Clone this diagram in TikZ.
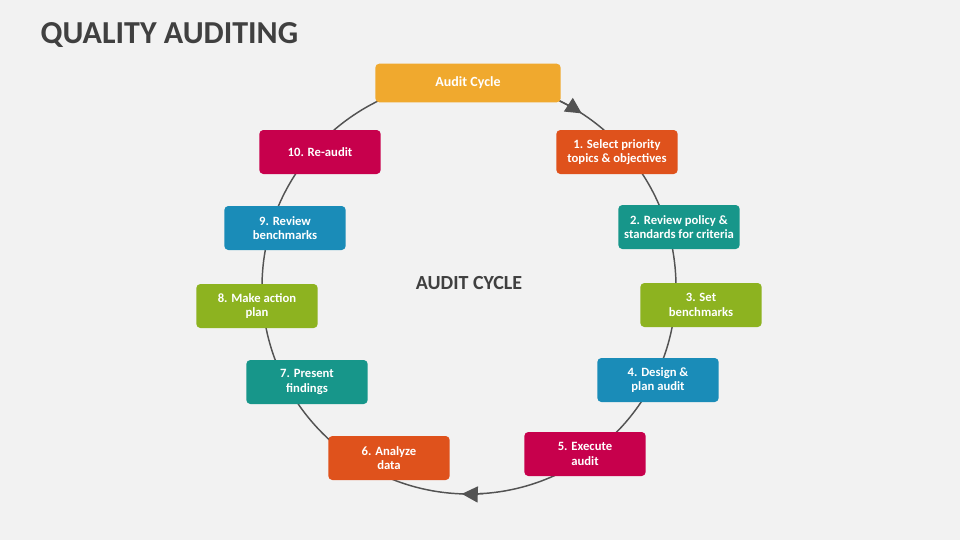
\documentclass[tikz,border=0pt]{standalone}
\usepackage{fontspec}
\setmainfont{Carlito}
\usetikzlibrary{arrows.meta}
\definecolor{bgc}{HTML}{F2F2F2}
\definecolor{cAud}{HTML}{F0A92E}
\definecolor{cOr}{HTML}{DF521C}
\definecolor{cTe}{HTML}{17968A}
\definecolor{cOl}{HTML}{8DB320}
\definecolor{cBl}{HTML}{1A8CB8}
\definecolor{cCr}{HTML}{C7004C}
\definecolor{ink}{HTML}{404040}
\tikzset{
 box/.style={draw=none,rounded corners=3pt,minimum width=91pt,minimum height=33pt,align=center,text=white,font=\fontsize{9.5}{11}\selectfont\bfseries,inner sep=1pt},
 ring/.style={draw=ink!90,line width=1.1pt}
}
\begin{document}
\begin{tikzpicture}[x=0.75pt,y=-0.75pt]
\fill[bgc] (0,0) rectangle (960,540);
\useasboundingbox (0,0) rectangle (960,540);
\coordinate (c) at (469,287);
\draw[ring] (c) circle[radius=155.25pt];
\draw[ring,-{Triangle[length=12pt,width=12pt]}] ([shift={(-64:207)}]c) arc[start angle=-64,end angle=-57,radius=207];
\draw[ring,-{Triangle[length=12pt,width=12pt]}] ([shift={(86:207)}]c) arc[start angle=86,end angle=92,radius=207];
\node[anchor=west,text=ink,font=\fontsize{24}{28}\selectfont\bfseries] (title) at (36,35) {QUALITY AUDITING};
\node[text=ink,font=\fontsize{15}{18}\selectfont\bfseries] (mid) at (469,283) {AUDIT CYCLE};
\node[box,fill=cAud,minimum width=139pt,minimum height=29pt,font=\fontsize{10.5}{12}\selectfont\bfseries] (a) at (468,83) {Audit Cycle};
\node[box,fill=cOr] (s1) at (617,152) {1. Select priority\\topics \& objectives};
\node[box,fill=cTe] (s2) at (679,227) {2. Review policy \&\\standards for criteria};
\node[box,fill=cOl] (s3) at (701,305) {3. Set\\benchmarks};
\node[box,fill=cBl] (s4) at (658,380) {4. Design \&\\plan audit};
\node[box,fill=cCr] (s5) at (585,454) {5. Execute\\audit};
\node[box,fill=cOr] (s6) at (389,458) {6. Analyze\\data};
\node[box,fill=cTe] (s7) at (307,382) {7. Present\\findings};
\node[box,fill=cOl] (s8) at (257,306) {8. Make action\\plan};
\node[box,fill=cBl] (s9) at (285,228) {9. Review\\benchmarks};
\node[box,fill=cCr] (s10) at (320,152) {10. Re-audit};
\end{tikzpicture}
\end{document}
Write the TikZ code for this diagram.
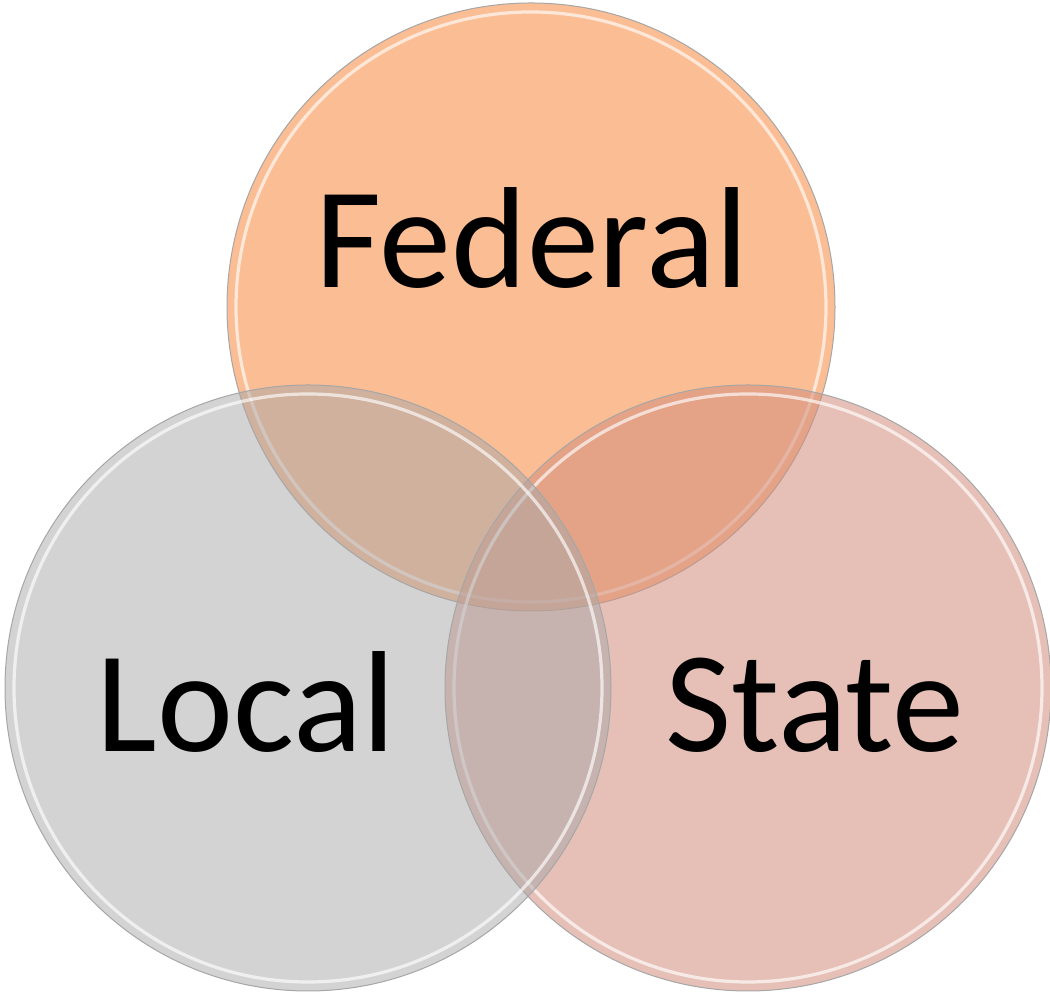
\documentclass[tikz,border=0pt]{standalone}
\usepackage{fontspec}
\setmainfont{Carlito}

\definecolor{fedorange}{RGB}{251,189,147}
\definecolor{stateros}{RGB}{210,143,126}
\definecolor{localgray}{RGB}{167,167,167}

\begin{document}
\begin{tikzpicture}[x=0.5pt,y=0.5pt,
    rim/.style={draw=black!35, line width=0.5pt},
    shine/.style={draw=white, line width=1.6pt, opacity=0.65},
    label/.style={font=\fontsize{72}{80}\selectfont, anchor=base, inner sep=0pt}]
        \useasboundingbox (0,0) rectangle (1050,994);
        % centres of the three rings
        \coordinate (fed) at (531,687);
        \coordinate (loc) at (308,306);
        \coordinate (sta) at (748,306);
        % federal first, then state, local on top
        \filldraw[fill=fedorange, rim] (fed) circle[radius=304];
        \draw[shine] (fed) circle[radius=295];
        \filldraw[fill=stateros, fill opacity=0.56, rim] (sta) circle[radius=303];
        \draw[shine] (sta) circle[radius=294];
        \filldraw[fill=localgray, fill opacity=0.5, rim] (loc) circle[radius=303];
        \draw[shine] (loc) circle[radius=294];
        \node[label] (fedtext) at (532,706) {Federal};
        \node[label] (loctext) at (246,242) {Local};
        \node[label] (statext) at (815,242) {State};
      \end{tikzpicture}
\end{document}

# # # # #

- STATED GOAL -
All of the data above should be transcribed verbatim, with pictures omitted.

- ANSWER TO THIS PROBLEM -
Clone this diagram in TikZ.
\documentclass[tikz,border=0pt]{standalone}
\usepackage{fontspec}
\setmainfont{Carlito}
\usetikzlibrary{arrows.meta}
\definecolor{bgc}{HTML}{F2F2F2}
\definecolor{cAud}{HTML}{F0A92E}
\definecolor{cOr}{HTML}{DF521C}
\definecolor{cTe}{HTML}{17968A}
\definecolor{cOl}{HTML}{8DB320}
\definecolor{cBl}{HTML}{1A8CB8}
\definecolor{cCr}{HTML}{C7004C}
\definecolor{ink}{HTML}{404040}
\tikzset{
 box/.style={draw=none,rounded corners=3pt,minimum width=91pt,minimum height=33pt,align=center,text=white,font=\fontsize{9.5}{11}\selectfont\bfseries,inner sep=1pt},
 ring/.style={draw=ink!90,line width=1.1pt}
}
\begin{document}
\begin{tikzpicture}[x=0.75pt,y=-0.75pt]
\fill[bgc] (0,0) rectangle (960,540);
\useasboundingbox (0,0) rectangle (960,540);
\coordinate (c) at (469,287);
\draw[ring] (c) circle[radius=155.25pt];
\draw[ring,-{Triangle[length=12pt,width=12pt]}] ([shift={(-64:207)}]c) arc[start angle=-64,end angle=-57,radius=207];
\draw[ring,-{Triangle[length=12pt,width=12pt]}] ([shift={(86:207)}]c) arc[start angle=86,end angle=92,radius=207];
\node[anchor=west,text=ink,font=\fontsize{24}{28}\selectfont\bfseries] (title) at (36,35) {QUALITY AUDITING};
\node[text=ink,font=\fontsize{15}{18}\selectfont\bfseries] (mid) at (469,283) {AUDIT CYCLE};
\node[box,fill=cAud,minimum width=139pt,minimum height=29pt,font=\fontsize{10.5}{12}\selectfont\bfseries] (a) at (468,83) {Audit Cycle};
\node[box,fill=cOr] (s1) at (617,152) {1. Select priority\\topics \& objectives};
\node[box,fill=cTe] (s2) at (679,227) {2. Review policy \&\\standards for criteria};
\node[box,fill=cOl] (s3) at (701,305) {3. Set\\benchmarks};
\node[box,fill=cBl] (s4) at (658,380) {4. Design \&\\plan audit};
\node[box,fill=cCr] (s5) at (585,454) {5. Execute\\audit};
\node[box,fill=cOr] (s6) at (389,458) {6. Analyze\\data};
\node[box,fill=cTe] (s7) at (307,382) {7. Present\\findings};
\node[box,fill=cOl] (s8) at (257,306) {8. Make action\\plan};
\node[box,fill=cBl] (s9) at (285,228) {9. Review\\benchmarks};
\node[box,fill=cCr] (s10) at (320,152) {10. Re-audit};
\end{tikzpicture}
\end{document}
Write the TikZ code for this diagram.
\documentclass[tikz,border=0pt]{standalone}
\usepackage{fontspec}
\setmainfont{Carlito}

\definecolor{fedorange}{RGB}{251,189,147}
\definecolor{stateros}{RGB}{210,143,126}
\definecolor{localgray}{RGB}{167,167,167}

\begin{document}
\begin{tikzpicture}[x=0.5pt,y=0.5pt,
    rim/.style={draw=black!35, line width=0.5pt},
    shine/.style={draw=white, line width=1.6pt, opacity=0.65},
    label/.style={font=\fontsize{72}{80}\selectfont, anchor=base, inner sep=0pt}]
        \useasboundingbox (0,0) rectangle (1050,994);
        % centres of the three rings
        \coordinate (fed) at (531,687);
        \coordinate (loc) at (308,306);
        \coordinate (sta) at (748,306);
        % federal first, then state, local on top
        \filldraw[fill=fedorange, rim] (fed) circle[radius=304];
        \draw[shine] (fed) circle[radius=295];
        \filldraw[fill=stateros, fill opacity=0.56, rim] (sta) circle[radius=303];
        \draw[shine] (sta) circle[radius=294];
        \filldraw[fill=localgray, fill opacity=0.5, rim] (loc) circle[radius=303];
        \draw[shine] (loc) circle[radius=294];
        \node[label] (fedtext) at (532,706) {Federal};
        \node[label] (loctext) at (246,242) {Local};
        \node[label] (statext) at (815,242) {State};
      \end{tikzpicture}
\end{document}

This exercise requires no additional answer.